**Set problem**: Look for the string "with" in the lines and copy each line that has it.
====
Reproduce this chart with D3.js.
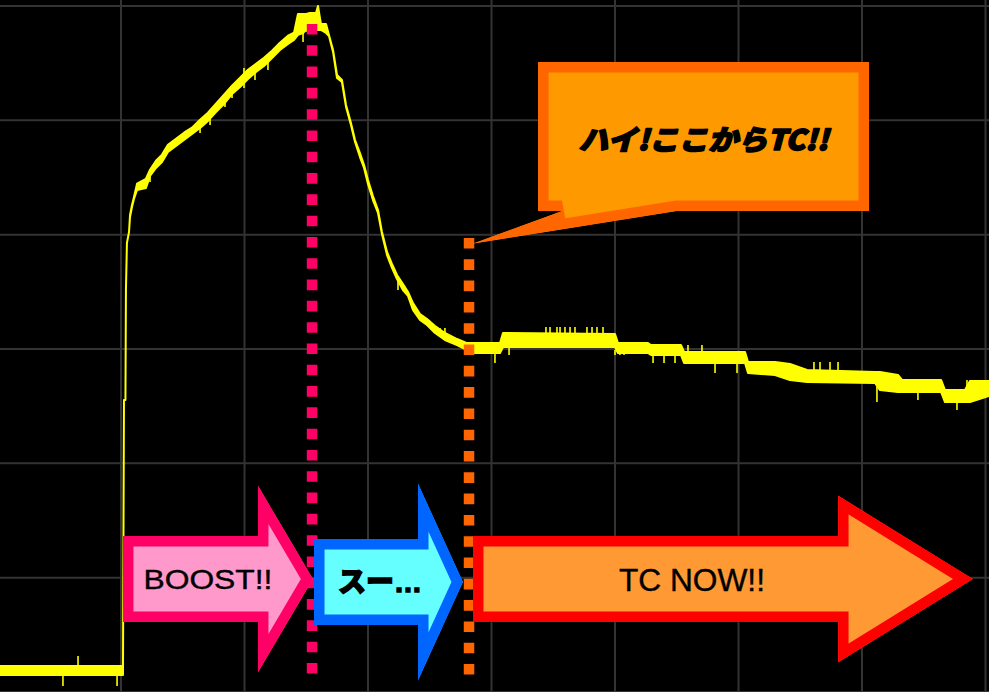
<!DOCTYPE html>
<html>
<head>
<meta charset="utf-8">
<script src="https://cdn.jsdelivr.net/npm/d3@7"></script>
<style>
  html, body { margin: 0; padding: 0; background: #000; overflow: hidden; }
</style>
</head>
<body>
<div class="main"></div>
<script>
// Trace, in grid divisions (x: 0..8, y: 0..6)
// hi / lo = top and bottom of the noisy band at each time
const traceT  = [0, 1.016, 1.024, 1.036, 1.04, 1.048, 1.065, 1.073, 1.089, 1.105, 1.13, 1.202, 1.235, 1.283, 1.332, 1.38, 1.445, 1.51, 1.575, 1.64, 1.704, 1.769, 1.834, 1.899, 1.964, 2.028, 2.093, 2.158, 2.223, 2.287, 2.352, 2.401, 2.433, 2.474, 2.498, 2.53, 2.579, 2.595, 2.619, 2.66, 2.684, 2.717, 2.749, 2.789, 2.822, 2.862, 2.895, 2.935, 2.968, 3.0, 3.04, 3.081, 3.113, 3.154, 3.194, 3.235, 3.283, 3.324, 3.364, 3.421, 3.478, 3.543, 3.623, 3.721, 3.802, 3.85, 4.069, 4.093, 5.0, 5.024, 5.267, 5.291, 5.534, 5.559, 6.053, 6.077, 6.296, 6.417, 6.555, 7.105, 7.146, 7.291, 7.324, 7.64, 7.672, 7.834, 7.874, 8.03];
const traceHi = [0.227, 0.227, 2.554, 2.554, 3.516, 3.927, 4.023, 4.172, 4.26, 4.33, 4.446, 4.489, 4.568, 4.647, 4.70, 4.787, 4.839, 4.892, 4.936, 5.006, 5.067, 5.146, 5.224, 5.303, 5.373, 5.443, 5.495, 5.548, 5.609, 5.679, 5.74, 5.767, 5.93, 5.93, 5.93, 5.939, 5.939, 6.0, 5.843, 5.843, 5.747, 5.615, 5.397, 5.353, 5.134, 4.977, 4.828, 4.714, 4.609, 4.478, 4.338, 4.216, 4.023, 3.849, 3.744, 3.647, 3.569, 3.499, 3.402, 3.306, 3.262, 3.201, 3.14, 3.087, 3.052, 3.052, 3.052, 3.14, 3.131, 3.052, 3.052, 3.035, 3.035, 2.974, 2.974, 2.886, 2.886, 2.869, 2.816, 2.799, 2.799, 2.773, 2.729, 2.729, 2.641, 2.641, 2.72, 2.72];
const traceLo = [0.149, 0.149, 2.554, 2.554, 3.516, 3.927, 4.023, 4.155, 4.242, 4.312, 4.391, 4.408, 4.513, 4.583, 4.636, 4.723, 4.776, 4.828, 4.881, 4.933, 4.995, 5.073, 5.143, 5.23, 5.292, 5.362, 5.423, 5.475, 5.545, 5.615, 5.668, 5.703, 5.747, 5.764, 5.79, 5.764, 5.79, 5.79, 5.79, 5.764, 5.738, 5.598, 5.37, 5.335, 5.117, 4.959, 4.811, 4.679, 4.583, 4.443, 4.303, 4.19, 4.006, 3.822, 3.709, 3.612, 3.516, 3.464, 3.341, 3.254, 3.21, 3.14, 3.079, 3.035, 2.991, 2.965, 2.965, 3.018, 3.018, 2.965, 2.965, 2.948, 2.948, 2.878, 2.878, 2.79, 2.773, 2.729, 2.711, 2.703, 2.641, 2.624, 2.624, 2.624, 2.536, 2.536, 2.536, 2.589];

// single-sample glitches: time, from, to
const spikeT = [0.53, 0.652, 0.968, 1.235, 1.64, 1.721, 1.842, 1.899, 1.996, 2.085, 2.19, 2.474, 3.243, 3.583, 3.623, 4.028, 4.142, 4.441, 4.474, 4.53, 4.555, 4.595, 4.636, 4.676, 4.773, 4.814, 4.854, 4.903, 5.0, 5.04, 5.073, 5.308, 5.397, 5.486, 5.591, 5.704, 5.81, 5.988, 6.611, 6.66, 6.741, 6.806, 7.121, 7.453, 7.769, 7.85];
const spikeA = [0.149, 0.227, 0.149, 4.566, 5.003, 5.064, 5.195, 5.283, 5.458, 5.44, 5.528, 5.764, 3.604, 3.184, 3.184, 2.991, 3.018, 3.123, 3.123, 3.123, 3.123, 3.123, 3.123, 3.123, 3.123, 3.123, 3.123, 3.123, 2.991, 2.991, 2.991, 2.948, 2.948, 2.948, 2.974, 2.974, 2.878, 2.878, 2.799, 2.799, 2.799, 2.799, 2.703, 2.624, 2.536, 2.641];
const spikeB = [0.052, 0.315, 0.052, 4.461, 4.889, 4.959, 5.117, 5.195, 5.283, 5.353, 5.44, 5.685, 3.516, 3.122, 3.122, 2.878, 2.948, 3.192, 3.192, 3.192, 3.192, 3.192, 3.192, 3.192, 3.192, 3.192, 3.192, 3.192, 2.948, 2.948, 2.948, 2.878, 2.878, 2.878, 3.035, 3.035, 2.79, 2.79, 2.886, 2.886, 2.886, 2.886, 2.536, 2.554, 2.466, 2.729];

// grid divisions
const xTicks = [0, 1, 2, 3, 4, 5, 6, 7, 8];
const yTicks = [0, 1, 2, 3, 4, 5, 6];

// dotted markers
const markerT      = [2.547, 3.818];
const markerTop    = [5.843, 3.971];
const markerBottom = [0.14, 0.14];
const markerColor  = ["#ff0066", "#ff6600"];

// phase arrows
const phaseLabel  = ["BOOST!!", "スー…", "TC NOW!!"];
const phaseStart  = [1.016, 2.563, 3.85];
const phaseHead   = [2.109, 3.405, 6.806];
const phaseEnd    = [2.555, 3.769, 7.899];
const phaseLevel  = [0.988, 0.962, 0.988];
const phaseLabelT = [1.704, 3.097, 5.623];

// callout
const calloutText = "ハイ!ここからTC!!";

// ---- styles ----
const arrowStyle = [
  { fill: "#ff99cc", border: "#ff0066", body: 43, head: 93.5, font: "'Liberation Sans', Arial, sans-serif", size: 28, weight: 400, dy: 10, len: 129, bold: 0.4 },
  { fill: "#66ffff", border: "#0066ff", body: 43, head: 98.5, font: "'Liberation Sans', 'Noto Sans CJK JP', sans-serif", size: 28, weight: 900, dy: 10, len: 84, bold: 1.4 },
  { fill: "#ff9933", border: "#ff0000", body: 43, head: 83.5, font: "'Liberation Sans', Arial, sans-serif", size: 32, weight: 400, dy: 12, len: 146, bold: 0.4 }
];
const borderW = 10.5;

const width = 989, height = 692;

const x = d3.scaleLinear().domain([0, 8]).range([-2.5, 985.5]);
const y = d3.scaleLinear().domain([0, 6]).range([692, 6]);

const svg = d3.select('.main').append('svg')
    .attr("width", width)
    .attr("height", height)
    .style("display", "block")
    .style("background", "#000");

// grid
svg.append("g").selectAll("line").data(xTicks).enter().append("line")
    .attr("x1", d => x(d)).attr("x2", d => x(d))
    .attr("y1", 0).attr("y2", height)
    .attr("stroke", "#333").attr("stroke-width", 2);
svg.append("g").selectAll("line").data(yTicks).enter().append("line")
    .attr("x1", 0).attr("x2", width)
    .attr("y1", d => y(d)).attr("y2", d => y(d))
    .attr("stroke", "#333").attr("stroke-width", 2);

// trace band
const trace = traceT.map((t, i) => ({ t: t, hi: traceHi[i], lo: traceLo[i] }));
const band = d3.area()
    .x(d => x(d.t))
    .y0(d => y(d.lo))
    .y1(d => y(d.hi));

svg.append("path")
    .datum(trace)
    .attr("d", band)
    .attr("fill", "#ffff00")
    .attr("stroke", "#ffff00")
    .attr("stroke-width", 2)
    .attr("stroke-linejoin", "round");

// glitches
svg.append("g").selectAll("line").data(spikeT).enter().append("line")
    .attr("x1", d => x(d)).attr("x2", d => x(d))
    .attr("y1", (d, i) => y(spikeA[i]))
    .attr("y2", (d, i) => y(spikeB[i]))
    .attr("stroke", "#ffff00")
    .attr("stroke-width", 1.6);

// dotted markers
svg.append("g").selectAll("line").data(markerT).enter().append("line")
    .attr("x1", d => x(d)).attr("x2", d => x(d))
    .attr("y1", (d, i) => y(markerTop[i]))
    .attr("y2", (d, i) => y(markerBottom[i]))
    .attr("stroke", (d, i) => markerColor[i])
    .attr("stroke-width", 10.5)
    .attr("stroke-dasharray", "10.6,10.7");

const defs = svg.append("defs");

// bordered shape: stroke doubled and clipped to the shape, so the border sits inside
function bordered(id, pathD, fill, border) {
    defs.append("clipPath").attr("id", id).append("path").attr("d", pathD);
    svg.append("path")
        .attr("d", pathD)
        .attr("fill", fill)
        .attr("stroke", border)
        .attr("stroke-width", borderW * 2)
        .attr("stroke-linejoin", "miter")
        .attr("clip-path", "url(#" + id + ")");
}

// phase arrows
phaseLabel.forEach(function(label, i) {
    const s = arrowStyle[i];
    const x0 = x(phaseStart[i]), xh = x(phaseHead[i]), x1 = x(phaseEnd[i]);
    const yc = y(phaseLevel[i]);
    const p = d3.path();
    p.moveTo(x0, yc - s.body);
    p.lineTo(xh, yc - s.body);
    p.lineTo(xh, yc - s.head);
    p.lineTo(x1, yc);
    p.lineTo(xh, yc + s.head);
    p.lineTo(xh, yc + s.body);
    p.lineTo(x0, yc + s.body);
    p.closePath();
    bordered("arrow" + i, p.toString(), s.fill, s.border);

    svg.append("text")
        .attr("x", x(phaseLabelT[i]))
        .attr("y", yc + s.dy)
        .attr("text-anchor", "middle")
        .attr("font-family", s.font)
        .attr("font-size", s.size)
        .attr("font-weight", s.weight)
        .attr("textLength", s.len)
        .attr("lengthAdjust", "spacingAndGlyphs")
        .attr("fill", "#000")
        .attr("stroke", "#000")
        .attr("stroke-width", s.bold)
        .text(label);
});

// callout box with tail pointing at the TC marker
const cx0 = x(4.377), cx1 = x(7.057), cy0 = y(5.51), cy1 = y(4.207);
const tailA = x(4.571), tailB = x(5.502);
const tipX = x(3.845), tipY = y(3.92);
const cp = d3.path();
cp.moveTo(cx0, cy0);
cp.lineTo(cx1, cy0);
cp.lineTo(cx1, cy1);
cp.lineTo(tailB, cy1);
cp.lineTo(tipX, tipY);
cp.lineTo(tailA, cy1);
cp.lineTo(cx0, cy1);
cp.closePath();
bordered("callout", cp.toString(), "#ff9900", "#ff6600");

svg.append("text")
    .attr("x", (cx0 + cx1) / 2)
    .attr("y", (cy0 + cy1) / 2 + 1)
    .attr("text-anchor", "middle")
    .attr("dominant-baseline", "central")
    .attr("font-family", "'Noto Sans CJK JP', sans-serif")
    .attr("font-size", 28)
    .attr("font-weight", 900)
    .attr("font-style", "italic")
    .attr("textLength", 250)
    .attr("lengthAdjust", "spacingAndGlyphs")
    .attr("fill", "#000")
    .attr("stroke", "#000")
    .attr("stroke-width", 1.6)
    .attr("stroke-linejoin", "round")
    .text(calloutText);
</script>
</body>
</html>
====
**Exercise solution**:
Reproduce this chart with D3.js.
// callout box with tail pointing at the TC marker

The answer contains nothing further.